People who should be represented nevertheless routinely refuse counsel. Many suffer dire consequences. That is their prerogative, as it was Gewin’s in this case. But it is the courts’ obligation to present such grave choices as clearly as possible. This record leaves nagging doubts whether *91any right to counsel Gewin may have had was promptly honored. There are few substitutes for routine use of pre-contempt colloquies to protect litigants’ rights and autonomy and to enable just and efficient judicial review.
. I concur in the court’s conclusion that Gew-in waived his right to counsel, but I disagree with the court’s reliance, even in part, on the fact that Gewin received a warning at his criminal trial informing him of the dangers of proceeding pro se and had chosen to represent himself through the criminal trial. See Op. at 79-80. Gewin’s right to counsel in the criminal proceedings derived from the Sixth Amendment. The civil contempt hearing, in contrast, was a separate and distinct civil proceeding. Any information Gewin received about his right to counsel during his criminal proceeding was insufficient to put him on notice that he had a similar right to counsel when faced with civil contempt.
. Gewin contended, for the first time at oral argument on appeal, that his right to retained counsel was also violated because, when he appeared at the September 2007 contempt hearing without counsel, the court failed to provide him with a reasonable amount of time to hire his own lawyer. Oral Arg. Tr. at 13:19-24. Gewin correctly notes that the Due Process Clause is not only relevant to the question whether an indigent defendant is entitled to appointed counsel, but also ensures that a non-indigent civil contemnor has the right to retain an attorney to represent him during contempt proceedings. See generally Gray v. New Eng. Tel. & Tel. Co., 792 F.2d 251, 257 (1st Cir.1986) ("[A] civil litigant does have a constitutional right, deriving from due process, to retain hired counsel in a civil case.”); Potashnick v. Port City Constr. Co., 609 F.2d 1101, 1117-18 (5th Cir.1980) (same); cf. Goldberg v. Kelly, 397 U.S. 254, 270, 90 S.Ct. 1011, 25 L.Ed.2d 287 (1970) (a recipient of welfare benefits must be allowed to retain an attorney to represent him during a hearing to terminate those benefits, if he so desires). Gewin, who is represented by counsel on appeal, forfeited that argument, however, by failing to discuss it in his briefing and not raising it until oral argument. See Ark Las Vegas Rest. Corp. v. NLRB, 334 F.3d 99, 108 n. 4 (D.C.Cir.2003).

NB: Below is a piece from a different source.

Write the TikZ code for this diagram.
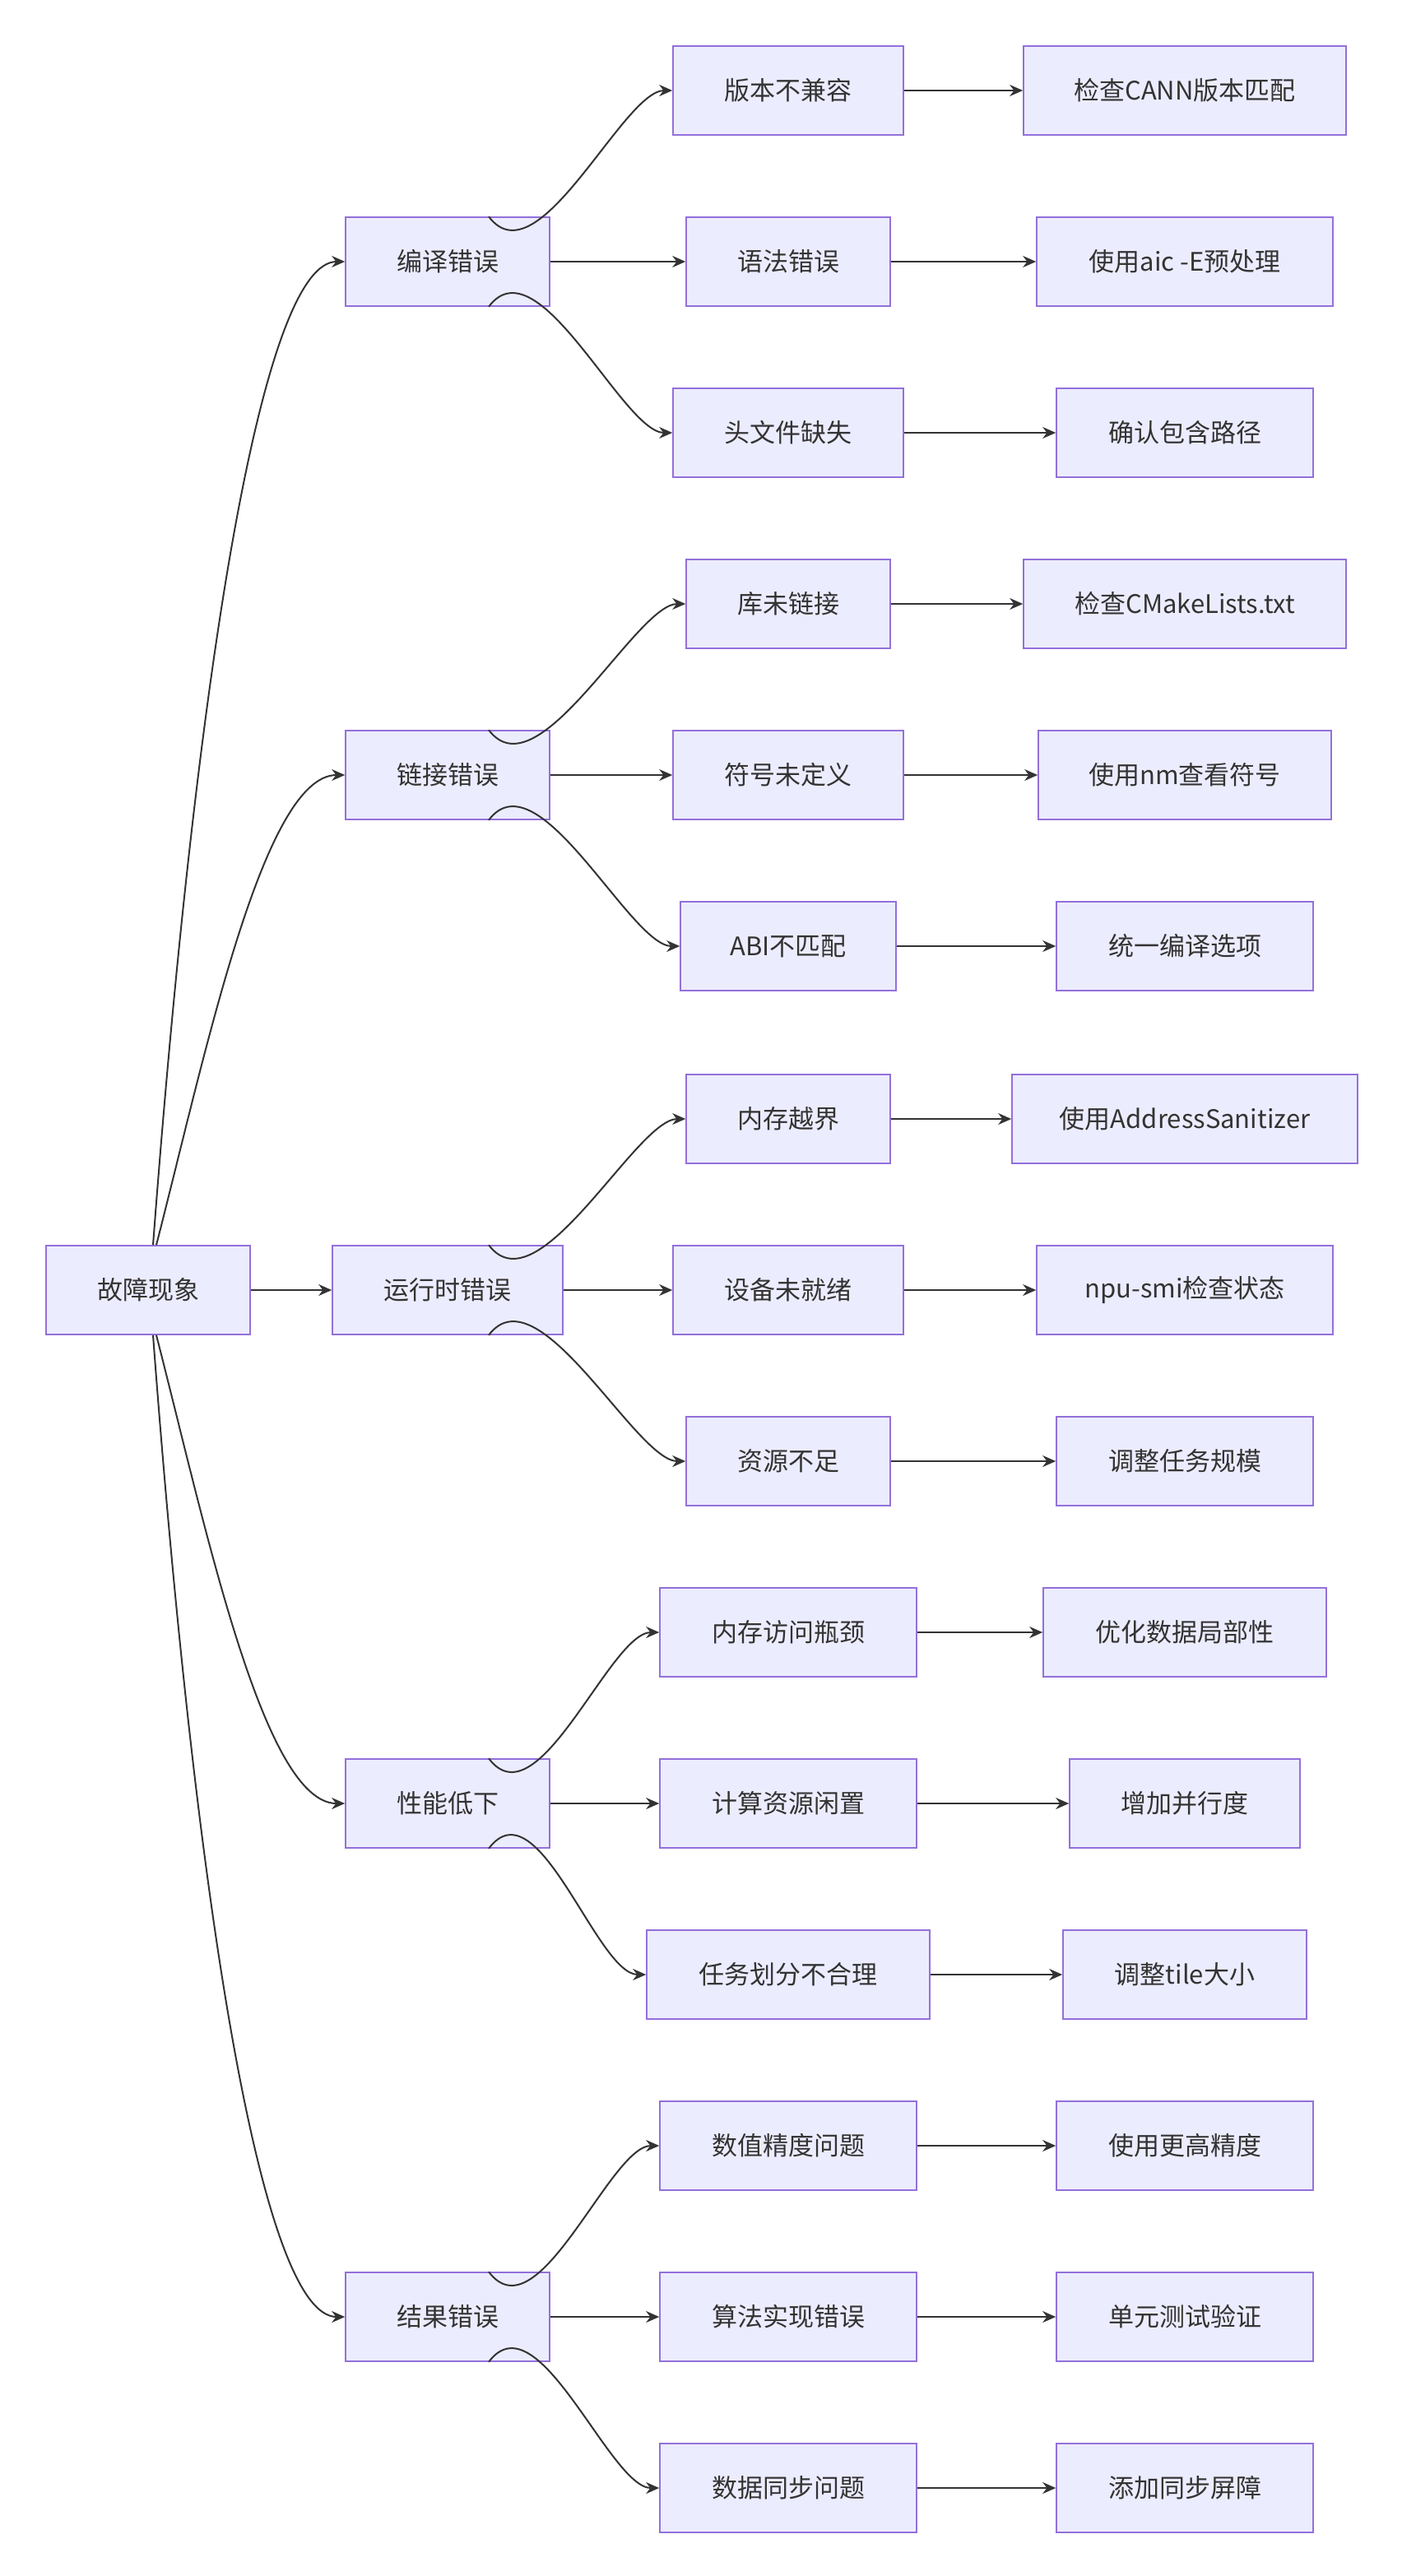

. Section 3006A is primarily concerned with providing appointed counsel to defendants facing criminal charges, but it is not confined to criminal defendants. See, e.g., 18 U.S.C. § 3006A(a)(l)(G) (material witnesses). The statute states that representation shall be provided to any financially eligible individual when the individual “faces loss of liberty in a case, and Federal law requires the appointment of counsel.” Id. § 3006A(a)(l)(I). Civil contemnors face loss of liberty, and, as noted above, the Due Process Clause in some circumstances requires appointment of counsel.